Stop at one: As impossible as it may seem, brownies can actually be savored in single servings. If you’re eating out, don’t finish everything that’s in front of you. Ask for a doggie bag. “People know how much they normally eat,” Bindas says. “Don’t be afraid to take something home.” At parties, allow yourself one glass of wine and one dessert. Be prepared and be aware that portion sizes and numbers add up. You don’t have to say “no,” you just have to say “no more.”

Recognize calorie disguises: Bread at restaurants, trays of hors d’oeuvres at parties, free pastries at work and peanut brittle from your neighbor are just a few deceptively innocent, but calorie-dense, packages. Specialty coffee drinks and oversized bagels can be as high in calories as milk shakes or doughnuts. Remember, there is always a lighter alternative. Order a salad before dinner, munch on vegetables at parties and give away some of your neighbor’s treats. Opt for a non-fat latte with no added sugar and stick with a piece of toast, not a bagel.

Toughen up mentally: The biggest part of this battle is mental.
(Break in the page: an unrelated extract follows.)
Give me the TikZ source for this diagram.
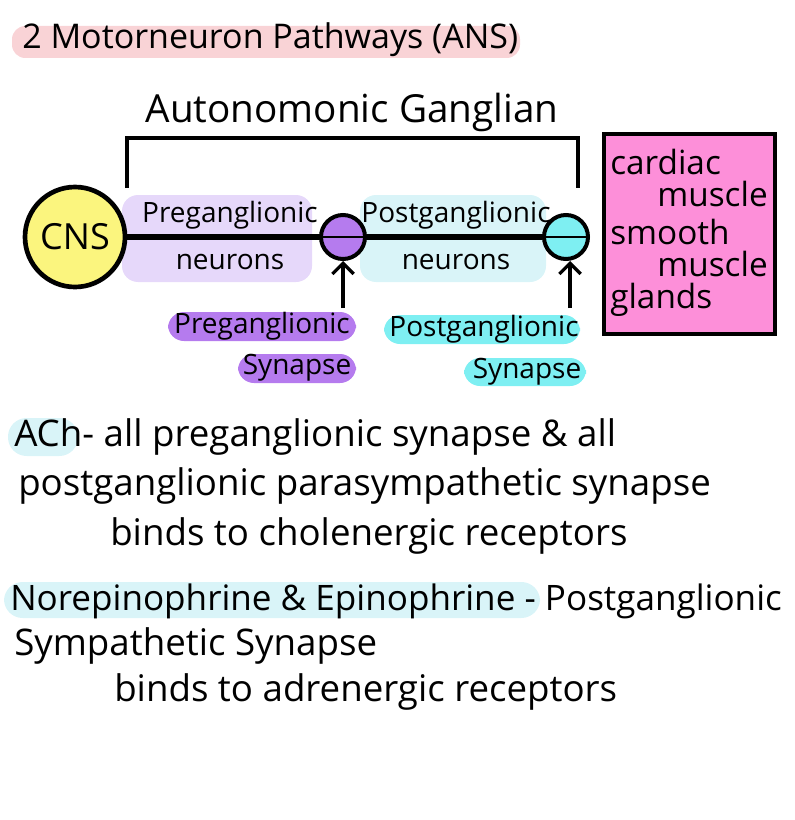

Once we’ve overindulged, we tend to say, “Tomorrow I’ll start over.” Instead, tell yourself you’ll make up for it later. Don’t wallow in guilt; this just adds to your holiday stress. Approach food with consistency, not obsession. If you allow it to become the enemy, you’ll prevent yourself from ever really enjoying it. “It’s unrealistic to say no to all things,” Bindas advises. “You can’t deprive yourself completely.”

Just keep moving: Seize every opportunity to walk a little farther. Take the steps, not the elevator. When holiday shopping, do some unnecessary window-shopping around the mall. Join a gym, ice skate with your kids and use the treadmill when watching TV. Burn calories and spread the spirit of giving by shoveling your neighbor’s driveway.